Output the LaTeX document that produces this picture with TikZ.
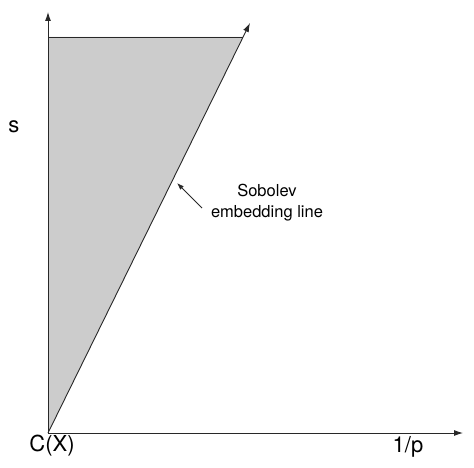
\documentclass[tikz,border=0pt]{standalone}
\usepackage{fontspec}
\setmainfont{TeX Gyre Heros}
\usetikzlibrary{arrows.meta}
\definecolor{regiongray}{RGB}{204,204,204}
\definecolor{linegray}{RGB}{40,40,40}
\tikzset{
  axis/.style={draw=linegray, line width=0.9pt, -{Latex[length=9pt,width=6pt]}},
  axislabel/.style={font=\fontsize{22}{24}\selectfont},
  note/.style={font=\fontsize{16.5}{21}\selectfont, align=center}
}
\begin{document}
\begin{tikzpicture}[x=1pt, y=1pt]
        \def \ymax {396}   % height of the top edge of the region
        \def \xtop {195}   % where the embedding line meets the top edge
        \useasboundingbox (-48,-34) rectangle (426,433);
        % points
        \coordinate (origin) at (0,0);
        \coordinate (ytip) at (0,421);
        \coordinate (xtip) at (415,0);
        \coordinate (topleft) at (0,\ymax);
        \coordinate (topright) at (\xtop,\ymax);
        \coordinate (linetip) at (202,410);
        % shaded region
        \fill[regiongray] (origin) -- (topleft) -- (topright) -- cycle;
        \draw[linegray, line width=0.9pt] (topleft) -- (topright);
        % axes
        \draw[axis] (origin) -- (ytip);
        \draw[axis] (origin) -- (xtip);
        % Sobolev embedding line
        \draw[axis] (origin) -- (linetip);
        % labels
        \node[axislabel] (slabel) at (-34,306) {s};
        \node[axislabel] (cxlabel) at (4,-13) {C(X)};
        \node[axislabel] (plabel) at (360,-14) {1/p};
        \node[note] (sobolev) at (219,230) {Sobolev\\embedding line};
        % pointer to the line
        \coordinate (tail) at (154,225);
        \coordinate (tip) at (129,250);
        \draw[linegray, line width=0.8pt, -{Latex[length=7pt,width=5pt]}] (tail) -- (tip);
\end{tikzpicture}
\end{document}
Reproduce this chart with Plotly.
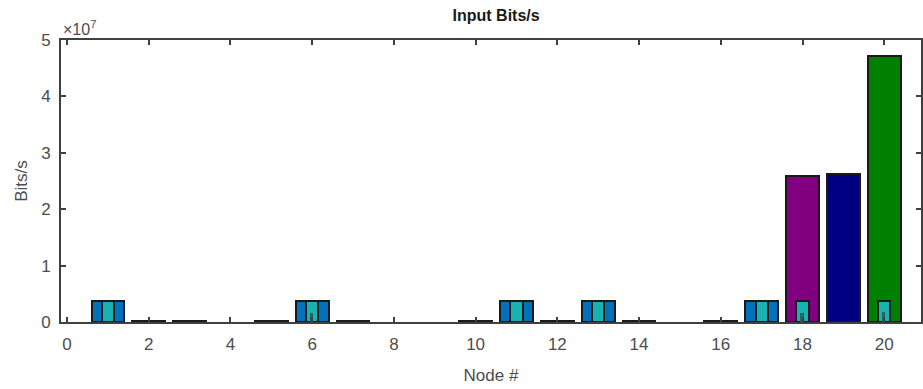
import plotly.graph_objects as go

nodes = list(range(1, 21))
total_bits = [3.7e6, 1.5e5, 1.5e5, None, 1.5e5, 3.7e6, 1.5e5, None, None, 1.5e5,
              3.7e6, 1.5e5, 3.7e6, 1.5e5, None, 1.5e5, 3.7e6, 2.59e7, 2.62e7, 4.71e7]
total_colors = ['#0072BD'] * 17 + ['#800080', '#000080', '#008000']
cyan_nodes = [1, 6, 11, 13, 17, 18, 20]
cyan_bits = [3.7e6, 3.7e6, 3.7e6, 3.7e6, 3.7e6, 3.7e6, 3.7e6]
inner_nodes = [6, 18, 20]
inner_bits = [1.5e6, 1.5e6, 1.6e6]

y_ticks = [0, 1e7, 2e7, 3e7, 4e7, 5e7]
y_tick_text = ['0', '1', '2', '3', '4', '5']
x_ticks = list(range(0, 21, 2))

edge = '#1a1a1a'
fig = go.Figure()
fig.add_trace(go.Bar(x=nodes, y=total_bits, width=0.8,
                     marker=dict(color=total_colors, line=dict(color=edge, width=2)),
                     showlegend=False))
fig.add_trace(go.Bar(x=cyan_nodes, y=cyan_bits, width=0.3,
                     marker=dict(color='#17B3B3', line=dict(color=edge, width=2)),
                     showlegend=False))
fig.add_trace(go.Bar(x=inner_nodes, y=inner_bits, width=0.06,
                     marker=dict(color='#127878', line=dict(color='#2a5a5a', width=1)),
                     showlegend=False))

tick_font = dict(family='Liberation Sans, Arial, sans-serif', size=17, color='#4d4d4d')
label_font = dict(family='Liberation Sans, Arial, sans-serif', size=17, color='#4d4d4d')
fig.update_layout(
    width=923, height=389, autosize=False,
    margin=dict(l=61, r=0, t=40, b=67),
    plot_bgcolor='white', paper_bgcolor='white',
    barmode='overlay', bargap=0,
    title=dict(text='<b>Input Bits/s</b>', x=0.5375, xanchor='center', y=0.96, yanchor='middle',
               font=dict(family='Liberation Sans, Arial, sans-serif', size=16, color='#1a1a1a')),
    xaxis=dict(range=[-0.147, 20.9], tickvals=x_ticks, ticks='inside', ticklen=5,
               tickwidth=1.5, tickcolor='#404040', ticklabelstandoff=6,
               showline=True, linecolor='#404040', linewidth=2, mirror='ticks',
               showgrid=False, zeroline=False, tickfont=tick_font,
               title=dict(text='Node #', font=label_font, standoff=16)),
    yaxis=dict(range=[0, 5e7], tickvals=y_ticks, ticktext=y_tick_text, ticks='inside',
               ticklen=5, tickwidth=1.5, tickcolor='#404040', ticklabelstandoff=5,
               showline=True, linecolor='#404040', linewidth=2, mirror='ticks',
               showgrid=False, zeroline=False, tickfont=tick_font,
               title=dict(text='Bits/s', font=label_font, standoff=9)),
    annotations=[dict(text='×10<sup>7</sup>', xref='paper', yref='paper', x=0.0, y=1.0,
                      xanchor='left', yanchor='bottom', showarrow=False,
                      font=dict(family='Liberation Sans, Arial, sans-serif', size=16, color='#4d4d4d'))],
)
fig.write_html('out.html')
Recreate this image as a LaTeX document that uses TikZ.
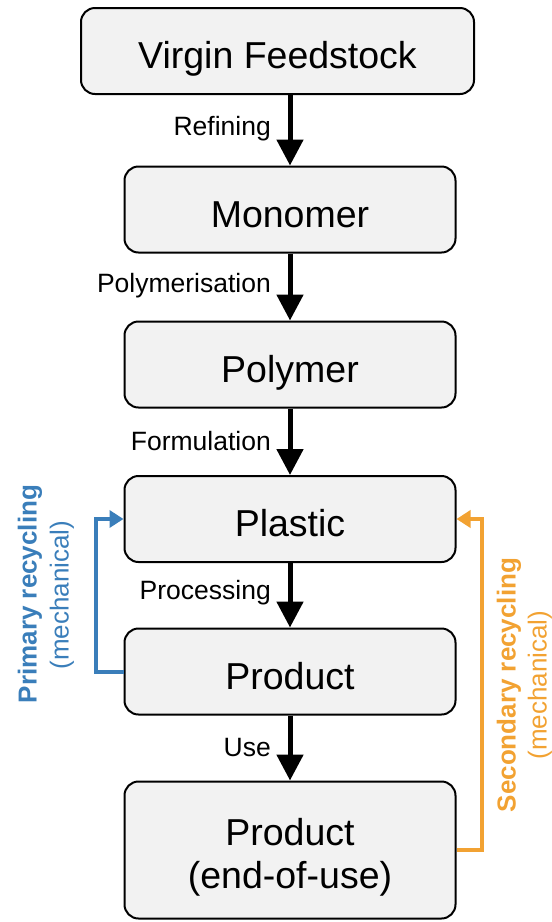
\documentclass[tikz,border=0pt]{standalone}
\usepackage{fontspec}
\setmainfont{Liberation Sans}
\usetikzlibrary{arrows.meta}
\definecolor{boxfill}{HTML}{F2F2F2}
\definecolor{pblue}{HTML}{3A7EBA}
\definecolor{sorange}{HTML}{F2A232}
\begin{document}
\begin{tikzpicture}[x=1pt,y=-1pt,
 box/.style={draw=black, line width=2pt, fill=boxfill, rounded corners=14pt, minimum width=331pt, minimum height=86pt, inner sep=0pt, align=center, text height=35pt, text depth=0pt, font=\fontsize{37.5}{43}\selectfont},
 lbl/.style={font=\fontsize{26.5}{30}\selectfont, anchor=east, inner sep=0pt},
 flow/.style={line width=5pt, -{Triangle[length=26pt,width=26pt]}},
 side/.style={rotate=90, inner sep=0pt, font=\fontsize{26}{30}\selectfont},
]
\useasboundingbox (0,0) rectangle (552,922);
\node[box, minimum width=393pt] (vf) at (277.5,51) {Virgin Feedstock};
\node[box] (mono) at (290,209.5) {Monomer};
\node[box] (poly) at (290,364.5) {Polymer};
\node[box] (plas) at (290,519) {Plastic};
\node[box] (prod) at (290,671.5) {Product};
\node[box, minimum height=137pt, text height=76pt, text depth=0pt] (eou) at (290,850) {Product\\(end-of-use)};

\draw[flow] (mono.north |- vf.south) -- (mono.north);
\draw[flow] (mono.south) -- (poly.north);
\draw[flow] (poly.south) -- (plas.north);
\draw[flow] (plas.south) -- (prod.north);
\draw[flow] (prod.south) -- (eou.north);

\node[lbl] (l1) at (271,129) {Refining};
\node[lbl] (l2) at (271,286) {Polymerisation};
\node[lbl] (l3) at (271,441) {Formulation};
\node[lbl] (l4) at (271,593) {Processing};
\node[lbl] (l5) at (271,748) {Use};

\draw[pblue, line width=4pt, -{Triangle[length=14pt,width=17pt]}] (prod.west) -- ++(-28,0) |- (plas.west);
\draw[sorange, line width=4pt, -{Triangle[length=14pt,width=17pt]}] (eou.east) -- ++(25,0) |- (plas.east);

\node[side, text=pblue, font=\bfseries\fontsize{26}{30}\selectfont] (pr) at (30,594) {Primary recycling};
\node[side, text=pblue] (pm) at (62,595) {(mechanical)};
\node[side, text=sorange, font=\bfseries\fontsize{26}{30}\selectfont] (sr) at (509,685) {Secondary recycling};
\node[side, text=sorange] (sm) at (540,685) {(mechanical)};
\end{tikzpicture}
\end{document}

════════

### What you will do
Every entry above is to be set down exactly; the pictures are to be left out.

### The answer
Output the LaTeX document that produces this picture with TikZ.
\documentclass[tikz,border=0pt]{standalone}
\usepackage{fontspec}
\setmainfont{TeX Gyre Heros}
\usetikzlibrary{arrows.meta}
\definecolor{regiongray}{RGB}{204,204,204}
\definecolor{linegray}{RGB}{40,40,40}
\tikzset{
  axis/.style={draw=linegray, line width=0.9pt, -{Latex[length=9pt,width=6pt]}},
  axislabel/.style={font=\fontsize{22}{24}\selectfont},
  note/.style={font=\fontsize{16.5}{21}\selectfont, align=center}
}
\begin{document}
\begin{tikzpicture}[x=1pt, y=1pt]
        \def \ymax {396}   % height of the top edge of the region
        \def \xtop {195}   % where the embedding line meets the top edge
        \useasboundingbox (-48,-34) rectangle (426,433);
        % points
        \coordinate (origin) at (0,0);
        \coordinate (ytip) at (0,421);
        \coordinate (xtip) at (415,0);
        \coordinate (topleft) at (0,\ymax);
        \coordinate (topright) at (\xtop,\ymax);
        \coordinate (linetip) at (202,410);
        % shaded region
        \fill[regiongray] (origin) -- (topleft) -- (topright) -- cycle;
        \draw[linegray, line width=0.9pt] (topleft) -- (topright);
        % axes
        \draw[axis] (origin) -- (ytip);
        \draw[axis] (origin) -- (xtip);
        % Sobolev embedding line
        \draw[axis] (origin) -- (linetip);
        % labels
        \node[axislabel] (slabel) at (-34,306) {s};
        \node[axislabel] (cxlabel) at (4,-13) {C(X)};
        \node[axislabel] (plabel) at (360,-14) {1/p};
        \node[note] (sobolev) at (219,230) {Sobolev\\embedding line};
        % pointer to the line
        \coordinate (tail) at (154,225);
        \coordinate (tip) at (129,250);
        \draw[linegray, line width=0.8pt, -{Latex[length=7pt,width=5pt]}] (tail) -- (tip);
\end{tikzpicture}
\end{document}
Reproduce this chart with Plotly.
import plotly.graph_objects as go

nodes = list(range(1, 21))
total_bits = [3.7e6, 1.5e5, 1.5e5, None, 1.5e5, 3.7e6, 1.5e5, None, None, 1.5e5,
              3.7e6, 1.5e5, 3.7e6, 1.5e5, None, 1.5e5, 3.7e6, 2.59e7, 2.62e7, 4.71e7]
total_colors = ['#0072BD'] * 17 + ['#800080', '#000080', '#008000']
cyan_nodes = [1, 6, 11, 13, 17, 18, 20]
cyan_bits = [3.7e6, 3.7e6, 3.7e6, 3.7e6, 3.7e6, 3.7e6, 3.7e6]
inner_nodes = [6, 18, 20]
inner_bits = [1.5e6, 1.5e6, 1.6e6]

y_ticks = [0, 1e7, 2e7, 3e7, 4e7, 5e7]
y_tick_text = ['0', '1', '2', '3', '4', '5']
x_ticks = list(range(0, 21, 2))

edge = '#1a1a1a'
fig = go.Figure()
fig.add_trace(go.Bar(x=nodes, y=total_bits, width=0.8,
                     marker=dict(color=total_colors, line=dict(color=edge, width=2)),
                     showlegend=False))
fig.add_trace(go.Bar(x=cyan_nodes, y=cyan_bits, width=0.3,
                     marker=dict(color='#17B3B3', line=dict(color=edge, width=2)),
                     showlegend=False))
fig.add_trace(go.Bar(x=inner_nodes, y=inner_bits, width=0.06,
                     marker=dict(color='#127878', line=dict(color='#2a5a5a', width=1)),
                     showlegend=False))

tick_font = dict(family='Liberation Sans, Arial, sans-serif', size=17, color='#4d4d4d')
label_font = dict(family='Liberation Sans, Arial, sans-serif', size=17, color='#4d4d4d')
fig.update_layout(
    width=923, height=389, autosize=False,
    margin=dict(l=61, r=0, t=40, b=67),
    plot_bgcolor='white', paper_bgcolor='white',
    barmode='overlay', bargap=0,
    title=dict(text='<b>Input Bits/s</b>', x=0.5375, xanchor='center', y=0.96, yanchor='middle',
               font=dict(family='Liberation Sans, Arial, sans-serif', size=16, color='#1a1a1a')),
    xaxis=dict(range=[-0.147, 20.9], tickvals=x_ticks, ticks='inside', ticklen=5,
               tickwidth=1.5, tickcolor='#404040', ticklabelstandoff=6,
               showline=True, linecolor='#404040', linewidth=2, mirror='ticks',
               showgrid=False, zeroline=False, tickfont=tick_font,
               title=dict(text='Node #', font=label_font, standoff=16)),
    yaxis=dict(range=[0, 5e7], tickvals=y_ticks, ticktext=y_tick_text, ticks='inside',
               ticklen=5, tickwidth=1.5, tickcolor='#404040', ticklabelstandoff=5,
               showline=True, linecolor='#404040', linewidth=2, mirror='ticks',
               showgrid=False, zeroline=False, tickfont=tick_font,
               title=dict(text='Bits/s', font=label_font, standoff=9)),
    annotations=[dict(text='×10<sup>7</sup>', xref='paper', yref='paper', x=0.0, y=1.0,
                      xanchor='left', yanchor='bottom', showarrow=False,
                      font=dict(family='Liberation Sans, Arial, sans-serif', size=16, color='#4d4d4d'))],
)
fig.write_html('out.html')
Recreate this image as a LaTeX document that uses TikZ.
\documentclass[tikz,border=0pt]{standalone}
\usepackage{fontspec}
\setmainfont{Liberation Sans}
\usetikzlibrary{arrows.meta}
\definecolor{boxfill}{HTML}{F2F2F2}
\definecolor{pblue}{HTML}{3A7EBA}
\definecolor{sorange}{HTML}{F2A232}
\begin{document}
\begin{tikzpicture}[x=1pt,y=-1pt,
 box/.style={draw=black, line width=2pt, fill=boxfill, rounded corners=14pt, minimum width=331pt, minimum height=86pt, inner sep=0pt, align=center, text height=35pt, text depth=0pt, font=\fontsize{37.5}{43}\selectfont},
 lbl/.style={font=\fontsize{26.5}{30}\selectfont, anchor=east, inner sep=0pt},
 flow/.style={line width=5pt, -{Triangle[length=26pt,width=26pt]}},
 side/.style={rotate=90, inner sep=0pt, font=\fontsize{26}{30}\selectfont},
]
\useasboundingbox (0,0) rectangle (552,922);
\node[box, minimum width=393pt] (vf) at (277.5,51) {Virgin Feedstock};
\node[box] (mono) at (290,209.5) {Monomer};
\node[box] (poly) at (290,364.5) {Polymer};
\node[box] (plas) at (290,519) {Plastic};
\node[box] (prod) at (290,671.5) {Product};
\node[box, minimum height=137pt, text height=76pt, text depth=0pt] (eou) at (290,850) {Product\\(end-of-use)};

\draw[flow] (mono.north |- vf.south) -- (mono.north);
\draw[flow] (mono.south) -- (poly.north);
\draw[flow] (poly.south) -- (plas.north);
\draw[flow] (plas.south) -- (prod.north);
\draw[flow] (prod.south) -- (eou.north);

\node[lbl] (l1) at (271,129) {Refining};
\node[lbl] (l2) at (271,286) {Polymerisation};
\node[lbl] (l3) at (271,441) {Formulation};
\node[lbl] (l4) at (271,593) {Processing};
\node[lbl] (l5) at (271,748) {Use};

\draw[pblue, line width=4pt, -{Triangle[length=14pt,width=17pt]}] (prod.west) -- ++(-28,0) |- (plas.west);
\draw[sorange, line width=4pt, -{Triangle[length=14pt,width=17pt]}] (eou.east) -- ++(25,0) |- (plas.east);

\node[side, text=pblue, font=\bfseries\fontsize{26}{30}\selectfont] (pr) at (30,594) {Primary recycling};
\node[side, text=pblue] (pm) at (62,595) {(mechanical)};
\node[side, text=sorange, font=\bfseries\fontsize{26}{30}\selectfont] (sr) at (509,685) {Secondary recycling};
\node[side, text=sorange] (sm) at (540,685) {(mechanical)};
\end{tikzpicture}
\end{document}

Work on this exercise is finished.